Europe and the People Without History
- Author: Eric Wolf
- Language: English
- Genre: Non-fiction
- Publisher: University of California Press
- Publication date: 1982
- ISBN: 0520044592

= Europe and the People Without History =

1982 book by Eric Wolf

Europe and the People Without History is a book by anthropologist Eric Wolf. First published in 1982, it focuses on the expansion of European societies in the modern era. "Europe and the people without history" is history written on a global scale, tracing the connections between communities, regions, peoples and nations that are usually treated as discrete subjects.

==A global history==

The book begins in 1400 with a description of the trade routes a world traveller might have encountered, the people and societies they connected, and the civilizational processes trying to incorporate them. From this, Wolf traces the emergence of Europe as a global power, and the reorganization of particular world regions for the production of goods now meant for global consumption. Wolf differs from world-systems theory in that he sees the growth of Europe until the late eighteenth century operating in a tributary framework, and not capitalism. He examines the way that colonial state structures were created to protect tributary populations involved in the silver, fur and slave trades. Whole new "tribes" were created as they were incorporated into circuits of mercantile accumulation. The final section of the book deals with the transformation in these global networks as a result of the growth of capitalism with the industrial revolution. Factory production of textiles in England, for example transformed cotton production in the American south and Egypt, and eliminated textile production in India. All these transformations are connected in a single structural change. Each of the world's regions are examined in terms of the goods they produced in the global division of labour, as well as the mobilization and migration of whole populations (such as African slaves) to produce these goods. Wolf uses labor market segmentation to provide a historical account of the creation of ethnic segmentation. Where world-systems theory had little to say about the periphery, Wolf's emphasis is on the people "without history" (i.e. not given a voice in western histories) and on how they were active participants in the creation of new cultural and social forms emerging in the context of commercial empire.

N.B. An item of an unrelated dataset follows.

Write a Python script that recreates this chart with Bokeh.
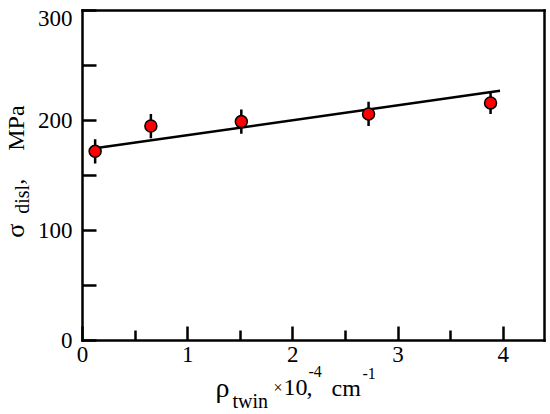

==Mode of production analysis==
Wolf distinguishes between three modes of production: capitalist, kin-ordered, and tributary. Wolf does not view them as an evolutionary sequence. He begins with capitalism because he argues our understanding of kin-ordered and tributary modes is coloured by our understanding of capitalism. He argues that apparently traditional, primitive, or precapitalist phenomena are not vestiges of earlier evolutionary stages of social development, but "products of the encounter between the West and the Rest". In the tributary mode, direct producers possess their own means of production, but their surplus production is taken from them through extra economic means. This appropriation is usually by some form of strong or weak state. In the kin-ordered mode of production, social labour is mobilized through kin relations (such as lineages), although his description makes its exact relations with tributary and capitalist modes unclear. The kin mode was further theorized by French structuralist Marxists in terms of 'articulated modes of production.' The kin-ordered mode is distinct again from Sahlins' formulation of the domestic mode of production.